WHAT IS EXPECTED =
Leaving out the pictures, retype all the material exactly.

---------- DATA LINES

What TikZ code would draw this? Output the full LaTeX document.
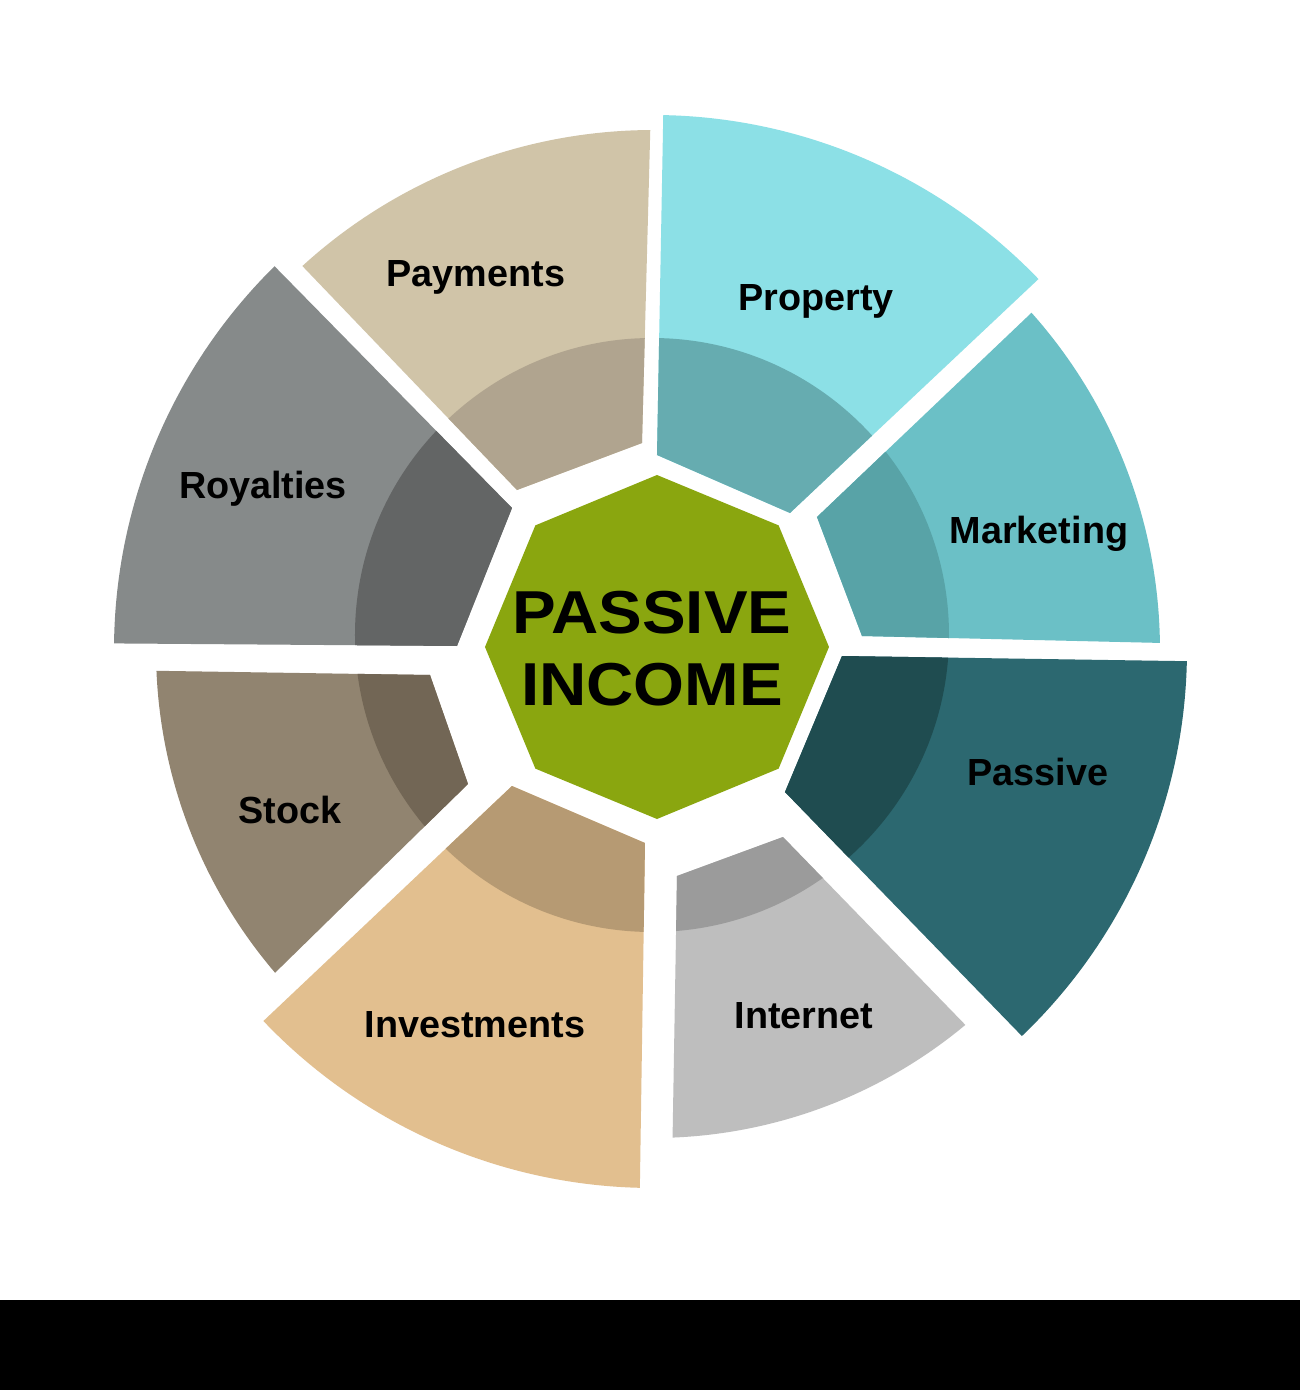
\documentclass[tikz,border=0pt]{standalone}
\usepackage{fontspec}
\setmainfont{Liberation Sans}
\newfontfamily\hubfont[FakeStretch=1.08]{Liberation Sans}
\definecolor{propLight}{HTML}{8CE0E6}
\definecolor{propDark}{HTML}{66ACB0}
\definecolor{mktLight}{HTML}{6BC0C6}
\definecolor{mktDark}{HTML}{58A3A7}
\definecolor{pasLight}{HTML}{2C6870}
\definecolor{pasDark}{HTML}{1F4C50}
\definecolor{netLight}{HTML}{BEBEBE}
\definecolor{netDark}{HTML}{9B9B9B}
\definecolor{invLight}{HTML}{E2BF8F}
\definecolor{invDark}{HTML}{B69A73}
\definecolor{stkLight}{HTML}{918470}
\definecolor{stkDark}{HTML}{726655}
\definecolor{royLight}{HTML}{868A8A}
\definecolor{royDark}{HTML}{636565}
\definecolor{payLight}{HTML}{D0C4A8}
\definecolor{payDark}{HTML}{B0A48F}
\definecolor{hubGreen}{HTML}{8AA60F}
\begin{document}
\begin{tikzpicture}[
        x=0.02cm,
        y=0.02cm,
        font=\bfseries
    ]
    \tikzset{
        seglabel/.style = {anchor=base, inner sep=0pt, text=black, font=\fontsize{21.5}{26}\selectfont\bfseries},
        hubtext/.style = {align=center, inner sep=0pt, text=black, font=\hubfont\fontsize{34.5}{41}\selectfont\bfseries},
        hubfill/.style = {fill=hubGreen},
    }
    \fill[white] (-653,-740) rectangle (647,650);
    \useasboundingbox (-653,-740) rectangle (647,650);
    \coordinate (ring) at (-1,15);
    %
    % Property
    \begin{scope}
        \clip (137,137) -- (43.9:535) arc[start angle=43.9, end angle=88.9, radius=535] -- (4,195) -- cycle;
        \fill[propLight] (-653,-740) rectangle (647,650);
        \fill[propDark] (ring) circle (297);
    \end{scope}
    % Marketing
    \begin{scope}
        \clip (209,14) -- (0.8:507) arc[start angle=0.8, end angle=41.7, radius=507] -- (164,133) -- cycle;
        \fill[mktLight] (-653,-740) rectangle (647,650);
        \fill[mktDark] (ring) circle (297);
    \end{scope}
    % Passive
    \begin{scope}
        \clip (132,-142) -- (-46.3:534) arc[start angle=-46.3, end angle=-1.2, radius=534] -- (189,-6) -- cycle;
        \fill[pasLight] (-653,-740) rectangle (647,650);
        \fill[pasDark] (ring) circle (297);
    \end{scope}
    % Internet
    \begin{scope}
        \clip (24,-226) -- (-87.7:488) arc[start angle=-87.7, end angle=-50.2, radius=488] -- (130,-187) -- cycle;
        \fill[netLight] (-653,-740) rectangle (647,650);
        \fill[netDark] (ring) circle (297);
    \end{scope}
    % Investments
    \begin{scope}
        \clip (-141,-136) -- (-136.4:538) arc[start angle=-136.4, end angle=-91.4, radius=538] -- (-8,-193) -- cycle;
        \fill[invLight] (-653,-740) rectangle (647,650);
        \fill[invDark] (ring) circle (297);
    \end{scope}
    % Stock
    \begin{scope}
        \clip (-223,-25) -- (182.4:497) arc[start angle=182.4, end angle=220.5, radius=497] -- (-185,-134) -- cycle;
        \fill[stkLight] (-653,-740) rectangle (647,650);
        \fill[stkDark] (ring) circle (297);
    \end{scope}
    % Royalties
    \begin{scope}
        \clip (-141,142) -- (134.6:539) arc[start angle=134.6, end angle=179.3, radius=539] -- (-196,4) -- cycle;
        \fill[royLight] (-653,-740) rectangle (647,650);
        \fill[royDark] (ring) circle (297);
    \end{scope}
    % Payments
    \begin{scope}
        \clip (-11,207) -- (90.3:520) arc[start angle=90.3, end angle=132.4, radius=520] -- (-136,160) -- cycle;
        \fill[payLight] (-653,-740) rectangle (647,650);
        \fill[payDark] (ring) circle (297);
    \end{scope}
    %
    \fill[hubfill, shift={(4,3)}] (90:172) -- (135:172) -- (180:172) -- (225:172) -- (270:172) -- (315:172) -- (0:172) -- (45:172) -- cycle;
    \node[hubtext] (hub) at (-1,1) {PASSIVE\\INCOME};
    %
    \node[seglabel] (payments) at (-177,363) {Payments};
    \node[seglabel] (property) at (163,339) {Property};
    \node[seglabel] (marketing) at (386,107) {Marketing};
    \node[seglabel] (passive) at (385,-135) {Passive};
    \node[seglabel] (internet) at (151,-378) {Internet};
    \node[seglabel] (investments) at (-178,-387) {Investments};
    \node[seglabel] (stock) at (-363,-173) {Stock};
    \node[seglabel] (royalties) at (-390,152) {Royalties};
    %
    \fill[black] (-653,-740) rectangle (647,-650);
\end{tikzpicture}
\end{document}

--------------------

TASK OUTPUT =
What TikZ code would draw this? Output the full LaTeX document.
\documentclass[tikz,border=0pt]{standalone}
\usepackage{fontspec}
\setmainfont{Liberation Sans}
\newfontfamily\hubfont[FakeStretch=1.08]{Liberation Sans}
\definecolor{propLight}{HTML}{8CE0E6}
\definecolor{propDark}{HTML}{66ACB0}
\definecolor{mktLight}{HTML}{6BC0C6}
\definecolor{mktDark}{HTML}{58A3A7}
\definecolor{pasLight}{HTML}{2C6870}
\definecolor{pasDark}{HTML}{1F4C50}
\definecolor{netLight}{HTML}{BEBEBE}
\definecolor{netDark}{HTML}{9B9B9B}
\definecolor{invLight}{HTML}{E2BF8F}
\definecolor{invDark}{HTML}{B69A73}
\definecolor{stkLight}{HTML}{918470}
\definecolor{stkDark}{HTML}{726655}
\definecolor{royLight}{HTML}{868A8A}
\definecolor{royDark}{HTML}{636565}
\definecolor{payLight}{HTML}{D0C4A8}
\definecolor{payDark}{HTML}{B0A48F}
\definecolor{hubGreen}{HTML}{8AA60F}
\begin{document}
\begin{tikzpicture}[
        x=0.02cm,
        y=0.02cm,
        font=\bfseries
    ]
    \tikzset{
        seglabel/.style = {anchor=base, inner sep=0pt, text=black, font=\fontsize{21.5}{26}\selectfont\bfseries},
        hubtext/.style = {align=center, inner sep=0pt, text=black, font=\hubfont\fontsize{34.5}{41}\selectfont\bfseries},
        hubfill/.style = {fill=hubGreen},
    }
    \fill[white] (-653,-740) rectangle (647,650);
    \useasboundingbox (-653,-740) rectangle (647,650);
    \coordinate (ring) at (-1,15);
    %
    % Property
    \begin{scope}
        \clip (137,137) -- (43.9:535) arc[start angle=43.9, end angle=88.9, radius=535] -- (4,195) -- cycle;
        \fill[propLight] (-653,-740) rectangle (647,650);
        \fill[propDark] (ring) circle (297);
    \end{scope}
    % Marketing
    \begin{scope}
        \clip (209,14) -- (0.8:507) arc[start angle=0.8, end angle=41.7, radius=507] -- (164,133) -- cycle;
        \fill[mktLight] (-653,-740) rectangle (647,650);
        \fill[mktDark] (ring) circle (297);
    \end{scope}
    % Passive
    \begin{scope}
        \clip (132,-142) -- (-46.3:534) arc[start angle=-46.3, end angle=-1.2, radius=534] -- (189,-6) -- cycle;
        \fill[pasLight] (-653,-740) rectangle (647,650);
        \fill[pasDark] (ring) circle (297);
    \end{scope}
    % Internet
    \begin{scope}
        \clip (24,-226) -- (-87.7:488) arc[start angle=-87.7, end angle=-50.2, radius=488] -- (130,-187) -- cycle;
        \fill[netLight] (-653,-740) rectangle (647,650);
        \fill[netDark] (ring) circle (297);
    \end{scope}
    % Investments
    \begin{scope}
        \clip (-141,-136) -- (-136.4:538) arc[start angle=-136.4, end angle=-91.4, radius=538] -- (-8,-193) -- cycle;
        \fill[invLight] (-653,-740) rectangle (647,650);
        \fill[invDark] (ring) circle (297);
    \end{scope}
    % Stock
    \begin{scope}
        \clip (-223,-25) -- (182.4:497) arc[start angle=182.4, end angle=220.5, radius=497] -- (-185,-134) -- cycle;
        \fill[stkLight] (-653,-740) rectangle (647,650);
        \fill[stkDark] (ring) circle (297);
    \end{scope}
    % Royalties
    \begin{scope}
        \clip (-141,142) -- (134.6:539) arc[start angle=134.6, end angle=179.3, radius=539] -- (-196,4) -- cycle;
        \fill[royLight] (-653,-740) rectangle (647,650);
        \fill[royDark] (ring) circle (297);
    \end{scope}
    % Payments
    \begin{scope}
        \clip (-11,207) -- (90.3:520) arc[start angle=90.3, end angle=132.4, radius=520] -- (-136,160) -- cycle;
        \fill[payLight] (-653,-740) rectangle (647,650);
        \fill[payDark] (ring) circle (297);
    \end{scope}
    %
    \fill[hubfill, shift={(4,3)}] (90:172) -- (135:172) -- (180:172) -- (225:172) -- (270:172) -- (315:172) -- (0:172) -- (45:172) -- cycle;
    \node[hubtext] (hub) at (-1,1) {PASSIVE\\INCOME};
    %
    \node[seglabel] (payments) at (-177,363) {Payments};
    \node[seglabel] (property) at (163,339) {Property};
    \node[seglabel] (marketing) at (386,107) {Marketing};
    \node[seglabel] (passive) at (385,-135) {Passive};
    \node[seglabel] (internet) at (151,-378) {Internet};
    \node[seglabel] (investments) at (-178,-387) {Investments};
    \node[seglabel] (stock) at (-363,-173) {Stock};
    \node[seglabel] (royalties) at (-390,152) {Royalties};
    %
    \fill[black] (-653,-740) rectangle (647,-650);
\end{tikzpicture}
\end{document}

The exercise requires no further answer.